Am Anfang war das für mich ziemlich lähmend, aber auch der Ort, an dem ich gelernt habe, wie egal es im Endeffekt ist, wie stark die Angst ist. Du kannst eigentlich jede Angst überwinden lernen, wenn du dich ihr in Dosen aussetzt, die du bewältigen kannst. Es ist wichtig, positive Fortschritte zu machen und sich in ganz kleinen Schritten Kontrolle zu erarbeiten und bewusst zu reflektieren. Angst ist ja oft ein sehr diffuses Gefühl und reicht im Prinzip von Respekt bis zu Panik. Respekt ist das, was wir nie verlieren sollten, weil alles, was wir machen, im Gebirge oder auch auf der Slackline, ist potenziell gefährlich. Wenn man keinen Respekt mehr hat, dann wird man schnell leichtsinnig. Panik ist natürlich das, was wir nie wollen und auch nichts bringt, weil es jedes sinnvolle Handeln beendet. Am Anfang war es totale Panik, was ich gespürt habe und was ich auch zu bewältigen hatte.
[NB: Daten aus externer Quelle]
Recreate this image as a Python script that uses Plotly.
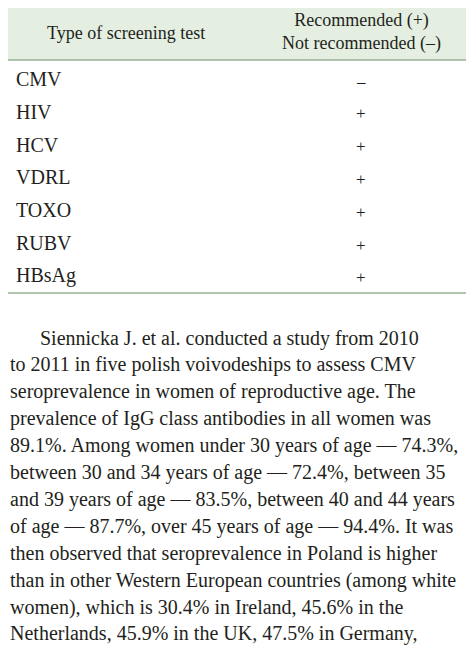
import plotly.graph_objects as go

tests = ["CMV", "HIV", "HCV", "VDRL", "TOXO", "RUBV", "HBsAg"]
recommended = ["–", "+", "+", "+", "+", "+", "+"]
header = ["Type of screening test", "Recommended (+)<br>Not recommended (–)"]
paragraph = [
    "Siennicka J. et al. conducted a study from 2010",
    "to 2011 in five polish voivodeships to assess CMV",
    "seroprevalence in women of reproductive age. The",
    "prevalence of IgG class antibodies in all women was",
    "89.1%. Among women under 30 years of age — 74.3%,",
    "between 30 and 34 years of age — 72.4%, between 35",
    "and 39 years of age — 83.5%, between 40 and 44 years",
    "of age — 87.7%, over 45 years of age — 94.4%. It was",
    "then observed that seroprevalence in Poland is higher",
    "than in other Western European countries (among white",
    "women), which is 30.4% in Ireland, 45.6% in the",
    "Netherlands, 45.9% in the UK, 47.5% in Germany,",
]

W, H = 474, 647
TXT = "#231f20"
FONT = "Liberation Serif"
fig = go.Figure()
shapes = [
    dict(type="rect", x0=0, x1=W, y0=0, y1=52, fillcolor="#e4efe1", line_width=0, layer="below"),
    dict(type="line", x0=0, x1=W, y0=52, y1=52, line=dict(color="#98b096", width=1.5)),
    dict(type="line", x0=0, x1=W, y0=285, y1=285, line=dict(color="#98b096", width=1.5)),
]
ann = [
    dict(x=118, y=25, text=header[0], xanchor="center", yanchor="middle", font=dict(size=18)),
    dict(x=353, y=24, text=header[1], xanchor="center", yanchor="middle", font=dict(size=18)),
]
row0, step = 71, 32.8
for i, (t, r) in enumerate(zip(tests, recommended)):
    y = row0 + i * step
    ann.append(dict(x=6, y=y, text=t, xanchor="left", yanchor="middle", font=dict(size=20)))
    ann.append(dict(x=353, y=y + 2, text=r, xanchor="center", yanchor="middle", font=dict(size=17)))
p0, pstep = 330, 26.9
for i, line in enumerate(paragraph):
    ann.append(dict(x=30 if i == 0 else 0, y=p0 + i * pstep, text=line, xanchor="left",
                    yanchor="middle", font=dict(size=20)))
for a in ann:
    a.update(xref="x", yref="y", showarrow=False)
    a["font"].update(family=FONT, color=TXT)
fig.update_layout(width=W, height=H, margin=dict(l=0, r=0, t=0, b=0),
                  plot_bgcolor="white", paper_bgcolor="white",
                  xaxis=dict(range=[0, W], visible=False, fixedrange=True),
                  yaxis=dict(range=[H, 0], visible=False, fixedrange=True),
                  shapes=shapes, annotations=ann, showlegend=False)
fig.write_html("out.html")
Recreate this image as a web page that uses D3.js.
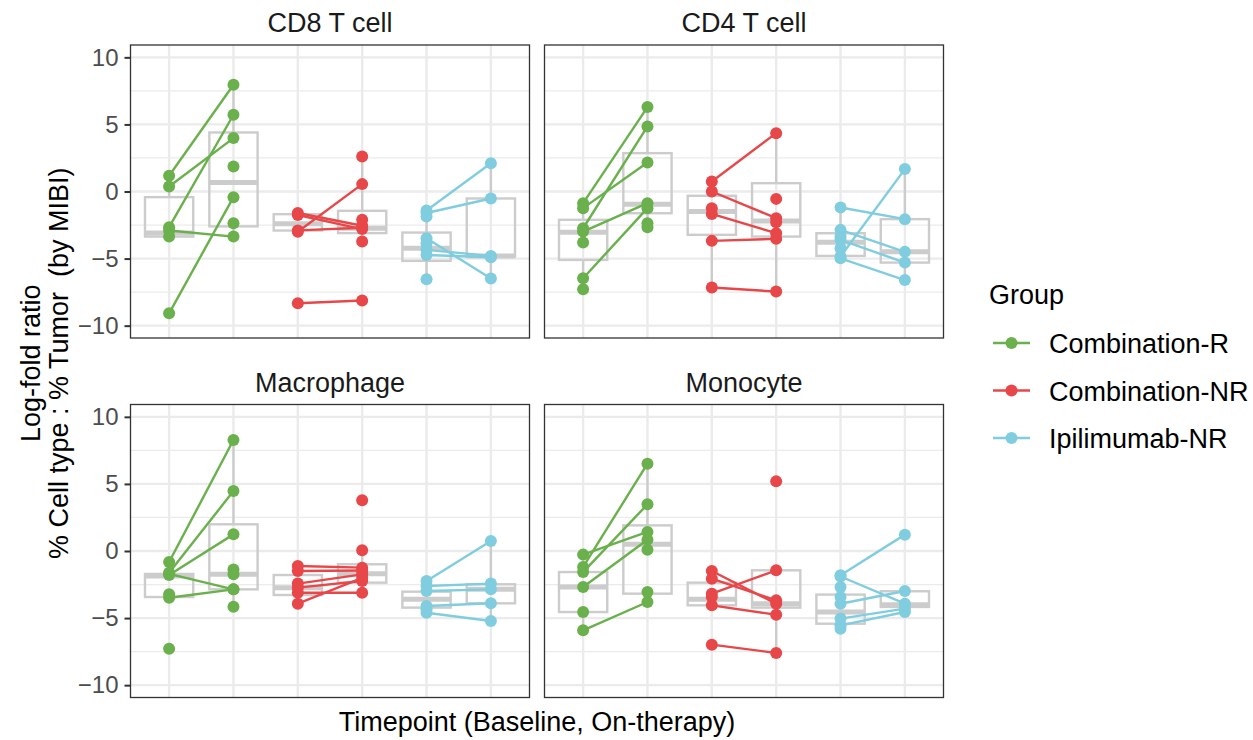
<!DOCTYPE html>
<html lang="en">
<head>
  <meta charset="utf-8">
  <title>Log-fold ratio by timepoint</title>
  <script src="https://cdn.jsdelivr.net/npm/d3@7"></script>
  <style>
    body { margin: 0; background: #fff; }
    text { font-family: "Liberation Sans", Arial, Helvetica, sans-serif; }
    .grid-major { stroke: #ebebeb; stroke-width: 2.4; }
    .grid-minor { stroke: #ebebeb; stroke-width: 1.2; }
    .box { fill: none; stroke: #cccccc; stroke-width: 2.4; }
    .median { stroke: #cccccc; stroke-width: 5; }
    .axis path { display: none; }
    .axis line { stroke: #333; stroke-width: 2; }
    .axis text { fill: #4d4d4d; font-size: 24px; }
  </style>
</head>
<body>
<script>
  // facets and groups
  var facets = ["CD8 T cell", "CD4 T cell", "Macrophage", "Monocyte"];
  var groups = ["Combination-R", "Combination-NR", "Ipilimumab-NR"];
  var groupColors = ["#6ab04c", "#e8474a", "#80cde0"];
  var yTicks = [-10, -5, 0, 5, 10];
  var yMinor = [-7.5, -2.5, 2.5, 7.5];

  // [group, baseline, on-therapy] ; null = sample without its pair
  var cd8Samples = [
    [0, 1.17, 7.96], [0, 0.37, 3.98], [0, -2.66, 5.72], [0, -2.91, -3.36], [0, -9.08, -0.42],
    [0, -3.36, null], [0, null, 1.87], [0, null, -2.36],
    [1, -1.6, -2.55], [1, -1.75, -2.8], [1, -3.0, 0.55], [1, -2.9, -2.7], [1, -8.33, -8.13],
    [1, null, 2.61], [1, null, -2.1], [1, null, -3.73],
    [2, -1.42, 2.11], [2, -1.6, -0.52], [2, -3.48, -6.49], [2, -4.35, -4.8], [2, -4.73, -4.9],
    [2, -1.87, null], [2, -3.86, null], [2, -6.54, null]
  ];
  var cd4Samples = [
    [0, -0.87, 6.29], [0, -1.24, 2.16], [0, -2.74, 4.85], [0, -2.99, -0.87], [0, -6.47, -1.24],
    [0, -3.81, null], [0, -7.29, null], [0, null, -2.36], [0, null, -2.66],
    [1, 0.75, 4.35], [1, 0.0, -1.99], [1, -1.67, -3.11], [1, -3.68, -3.53], [1, -7.16, -7.46],
    [1, -1.24, null], [1, null, -0.55], [1, null, -2.3],
    [2, -1.19, -2.06], [2, -4.85, 1.67], [2, -2.86, -4.5], [2, -3.6, -5.3], [2, -4.98, -6.6],
    [2, -3.36, null], [2, -4.23, null]
  ];
  var macSamples = [
    [0, -0.82, 8.27], [0, -1.62, 4.47], [0, -1.79, 1.24], [0, -1.7, -2.86], [0, -3.48, -2.86],
    [0, -3.23, null], [0, -7.28, null], [0, null, -1.37], [0, null, -1.74], [0, null, -4.15],
    [1, -1.12, -1.24], [1, -1.49, -1.45], [1, -2.43, -1.74], [1, -2.73, -2.24], [1, -3.11, -3.11],
    [1, -3.93, -2.0], [1, null, 3.78], [1, null, 0.05],
    [2, -2.24, 0.75], [2, -2.61, -2.43], [2, -2.98, -2.86], [2, -4.1, -3.9], [2, -4.6, -5.22],
    [2, -4.35, null]
  ];
  var monoSamples = [
    [0, -1.19, 6.51], [0, -1.57, 3.48], [0, -0.27, 1.42], [0, -2.68, 0.84], [0, -5.91, -3.8],
    [0, -4.55, null], [0, null, 0.1], [0, null, -3.06],
    [1, -1.49, -3.93], [1, -2.06, -3.68], [1, -3.18, -1.44], [1, -4.05, -4.75], [1, -6.98, -7.6],
    [1, -3.43, null], [1, null, 5.19],
    [2, -1.81, 1.22], [2, -1.9, -3.93], [2, -3.93, -2.98], [2, -5.04, -4.3], [2, -5.54, -4.55],
    [2, -2.68, null], [2, -3.43, null], [2, -5.79, null]
  ];

  // box stats per x slot: [lower whisker, q1, median, q3, upper whisker]
  var cd8Boxes = [
    [-3.36, -3.36, -3.1, -0.42, 1.17], [-3.36, -2.6, 0.67, 4.4, 7.96],
    [-3.0, -2.91, -2.4, -1.69, -1.6], [-3.73, -3.1, -2.74, -1.44, 2.61],
    [-6.54, -5.17, -4.23, -3.06, -1.42], [-6.49, -4.85, -4.8, -0.52, 2.11]
  ];
  var cd4Boxes = [
    [-7.29, -5.1, -3.03, -2.11, -0.87], [-2.66, -1.62, -0.95, 2.86, 6.29],
    [-7.16, -3.23, -1.49, -0.32, 0.75], [-7.46, -3.36, -2.19, 0.62, 4.35],
    [-4.98, -4.8, -3.78, -3.11, -1.19], [-6.6, -5.3, -4.5, -2.06, 1.67]
  ];
  var macBoxes = [
    [-3.48, -3.43, -1.86, -1.71, -0.82], [-4.15, -2.86, -1.74, 1.99, 8.27],
    [-3.93, -3.28, -2.73, -1.79, -1.12], [-3.11, -2.36, -1.69, -0.99, 0.05],
    [-4.6, -4.22, -3.6, -3.03, -2.24], [-5.22, -3.9, -2.86, -2.48, 0.75]
  ];
  var monoBoxes = [
    [-5.91, -4.55, -2.68, -1.57, -0.27], [-3.8, -3.18, 0.5, 1.91, 6.51],
    [-4.05, -4.05, -3.6, -2.36, -1.49], [-7.6, -4.22, -3.93, -1.44, -1.44],
    [-5.79, -5.42, -4.55, -3.25, -1.81], [-4.55, -4.17, -4.0, -3.0, -2.98]
  ];

  var samplesByFacet = [cd8Samples, cd4Samples, macSamples, monoSamples];
  var boxesByFacet = [cd8Boxes, cd4Boxes, macBoxes, monoBoxes];

  //Width and height
  var w = 1253;
  var h = 740;
  var pw = 399, ph = 293;
  var panelX = [130.5, 544.5];
  var panelY = [45, 404.5];

  var xScale = d3.scaleLinear().domain([0.4, 6.6]).range([0, pw]);
  var yScale = d3.scaleLinear().domain([-10.92, 10.92]).range([ph, 0]);
  var color = d3.scaleOrdinal().domain(d3.range(groups.length)).range(groupColors);

  // slot on the x axis: group * 2 + timepoint + 1
  function slot(g, t) { return g * 2 + t + 1; }

  var svg = d3.select("body")
    .append("svg")
    .attr("width", w)
    .attr("height", h);

  facets.forEach(function (name, fi) {
    var col = fi % 2, row = Math.floor(fi / 2);
    var g = svg.append("g")
      .attr("transform", "translate(" + panelX[col] + "," + panelY[row] + ")");

    // strip label
    svg.append("text")
      .attr("x", panelX[col] + pw / 2)
      .attr("y", panelY[row] - 13)
      .attr("text-anchor", "middle")
      .attr("font-size", "27px")
      .attr("fill", "#1a1a1a")
      .text(name);

    // grid
    g.selectAll(".grid-minor")
      .data(yMinor)
      .enter()
      .append("line")
      .attr("class", "grid-minor")
      .attr("x1", 0).attr("x2", pw)
      .attr("y1", function (d) { return yScale(d); })
      .attr("y2", function (d) { return yScale(d); });

    g.selectAll(".grid-major")
      .data(yTicks)
      .enter()
      .append("line")
      .attr("class", "grid-major")
      .attr("x1", 0).attr("x2", pw)
      .attr("y1", function (d) { return yScale(d); })
      .attr("y2", function (d) { return yScale(d); });

    g.selectAll(".grid-x")
      .data(d3.range(1, 7))
      .enter()
      .append("line")
      .attr("class", "grid-major")
      .attr("y1", 0).attr("y2", ph)
      .attr("x1", function (d) { return xScale(d); })
      .attr("x2", function (d) { return xScale(d); });

    // boxplots
    var bw = xScale(0.75) - xScale(0);
    var boxes = g.selectAll(".bx")
      .data(boxesByFacet[fi])
      .enter()
      .append("g");

    boxes.append("line")
      .attr("class", "box")
      .attr("x1", function (d, i) { return xScale(i + 1); })
      .attr("x2", function (d, i) { return xScale(i + 1); })
      .attr("y1", function (d) { return yScale(d[4]); })
      .attr("y2", function (d) { return yScale(d[3]); });

    boxes.append("line")
      .attr("class", "box")
      .attr("x1", function (d, i) { return xScale(i + 1); })
      .attr("x2", function (d, i) { return xScale(i + 1); })
      .attr("y1", function (d) { return yScale(d[1]); })
      .attr("y2", function (d) { return yScale(d[0]); });

    boxes.append("rect")
      .attr("class", "box")
      .attr("x", function (d, i) { return xScale(i + 1) - bw / 2; })
      .attr("width", bw)
      .attr("y", function (d) { return yScale(d[3]); })
      .attr("height", function (d) { return yScale(d[1]) - yScale(d[3]); });

    boxes.append("line")
      .attr("class", "median")
      .attr("x1", function (d, i) { return xScale(i + 1) - bw / 2; })
      .attr("x2", function (d, i) { return xScale(i + 1) + bw / 2; })
      .attr("y1", function (d) { return yScale(d[2]); })
      .attr("y2", function (d) { return yScale(d[2]); });

    var samples = samplesByFacet[fi];

    // paired lines
    g.selectAll(".pair")
      .data(samples.filter(function (d) { return d[1] !== null && d[2] !== null; }))
      .enter()
      .append("line")
      .attr("x1", function (d) { return xScale(slot(d[0], 0)); })
      .attr("x2", function (d) { return xScale(slot(d[0], 1)); })
      .attr("y1", function (d) { return yScale(d[1]); })
      .attr("y2", function (d) { return yScale(d[2]); })
      .attr("stroke", function (d) { return color(d[0]); })
      .attr("stroke-width", 2.4);

    // points
    var pts = [];
    samples.forEach(function (d) {
      if (d[1] !== null) pts.push({ g: d[0], t: 0, v: d[1] });
      if (d[2] !== null) pts.push({ g: d[0], t: 1, v: d[2] });
    });
    g.selectAll("circle")
      .data(pts)
      .enter()
      .append("circle")
      .attr("cx", function (d) { return xScale(slot(d.g, d.t)); })
      .attr("cy", function (d) { return yScale(d.v); })
      .attr("r", 6)
      .attr("fill", function (d) { return color(d.g); });

    // panel border
    g.append("rect")
      .attr("width", pw)
      .attr("height", ph)
      .attr("fill", "none")
      .attr("stroke", "#333")
      .attr("stroke-width", 1.3);

    // y axis on left column only
    if (col === 0) {
      var yAxis = d3.axisLeft(yScale)
        .tickValues(yTicks)
        .tickSize(6)
        .tickPadding(6);
      g.append("g")
        .attr("class", "axis")
        .call(yAxis);
    }
  });

  // axis titles
  var midY = (panelY[0] + panelY[1] + ph) / 2 - 8;
  svg.append("text")
    .attr("transform", "translate(40," + midY + ") rotate(-90)")
    .attr("text-anchor", "middle")
    .attr("font-size", "27px")
    .text("Log-fold ratio");
  svg.append("text")
    .attr("transform", "translate(68," + midY + ") rotate(-90)")
    .attr("text-anchor", "middle")
    .attr("font-size", "27px")
    .attr("xml:space", "preserve")
    .style("white-space", "pre")
    .text("% Cell type : % Tumor  (by MIBI)");

  svg.append("text")
    .attr("x", (panelX[0] + panelX[1] + pw) / 2)
    .attr("y", 731)
    .attr("text-anchor", "middle")
    .attr("font-size", "27px")
    .text("Timepoint (Baseline, On-therapy)");

  // legend
  var legend = svg.append("g").attr("transform", "translate(989,0)");
  legend.append("text")
    .attr("x", 0)
    .attr("y", 304)
    .attr("font-size", "27px")
    .text("Group");

  var items = legend.selectAll(".item")
    .data(groups)
    .enter()
    .append("g")
    .attr("transform", function (d, i) { return "translate(0," + (343 + i * 47.5) + ")"; });

  items.append("line")
    .attr("x1", 4).attr("x2", 41)
    .attr("stroke", function (d, i) { return color(i); })
    .attr("stroke-width", 2.4);
  items.append("circle")
    .attr("cx", 22.5)
    .attr("r", 6)
    .attr("fill", function (d, i) { return color(i); });
  items.append("text")
    .attr("x", 60)
    .attr("y", 10)
    .attr("font-size", "27px")
    .text(function (d) { return d; });
</script>
</body>
</html>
Irgendwann konnte ich diese Panik auf ein gesundes Mittelmaß reduzieren und nun auf Respekt beschränken. Durch dieses Bewusstsein und  das Wissen, dass ich gesichert bin, kann ich jetzt willentlich über diese Angstgrenze hinausgehen, weil ich weiß, dass die Konsequenz nicht der tödliche Absturz ist. Und das ist das, was ich in meinen Vorträgen vermitteln möchte, weil sich eigentlich die wenigsten Menschen Gedanken darüber machen, ob ihre Ängste gerechtfertigt sind oder einen vernünftigen Grund haben. Wir haben Angst vorm Fliegen, vor Spritzen oder Spinnen.. Wenn man aber drüber nachdenkt, ist Fliegen nicht gefährlich, Spritzen sind meistens hilfreich und Spinnen sind zumindest in unseren Breitengraden nicht giftig. Es gibt also keinen rationalen Grund, vor diesen Sachen Angst zu haben. Ich finde, das dieses Bewusstsein uns viel Sicherheit gibt, wenn wir erkennen, dass die Angst nur in unserem Kopf existiert und nicht in der Realität. Das gitl auch für das Slacklinen, denn hier empfindet man eine Riesenangst. 

 

Worauf freust du dich dieses Jahr besonders? 

Ich freue mich besonders darauf, im Juni, Juli und August noch einmal nach Chamonix zu gehen. Vor zwei Jahren hatte ich für das Seven-Summit-Projekt am Montblanc das erste Mal die Gelegenheit, diese Gebirgsregion näher kennenzulernen. Dort entdeckte ich das unendliche Potenzial für wirklich geniale Highlines und außerdem fantastische Gipfel, die alle relativ hoch und anspruchsvoll zu klettern sind. Letzten Sommer waren wir wieder dort, weil ich ein Projekt am Grand Capucin hatte, einem gigantischen Felsturm im Montblanc-Gebiet. Er gilt als der schwerste Normalweg der Alpen, wobei der leichteste Weg zum Gipfel eine 7+ ist, was allein aus Kletteraspekten schon fantastisch ist. Mein Ziel ist es, von diesem Turm eine Highline zu spannen. Es gibt dort auch eine ganz gute Möglichkeit, eine 200 Meter lange Line zu spannen. Wir haben es letztes Jahr bereits versucht, konnten es aber nicht schaffen, weil wir ein bisschen zu wenig Zeit hatten und auch den Aufstieg ein bisschen unterschätzt hatten. Wir waren zwar noch ein zweites Mal auf dem Capucin oben, haben die Highline aber schlussendlich nicht machen können. Hoffentlich klappt das diesen Sommer!

Da drücken wir dir alle die Daumen, dass es diesen Sommer klappt! Vielen Dank für deine Antworten, Lukas!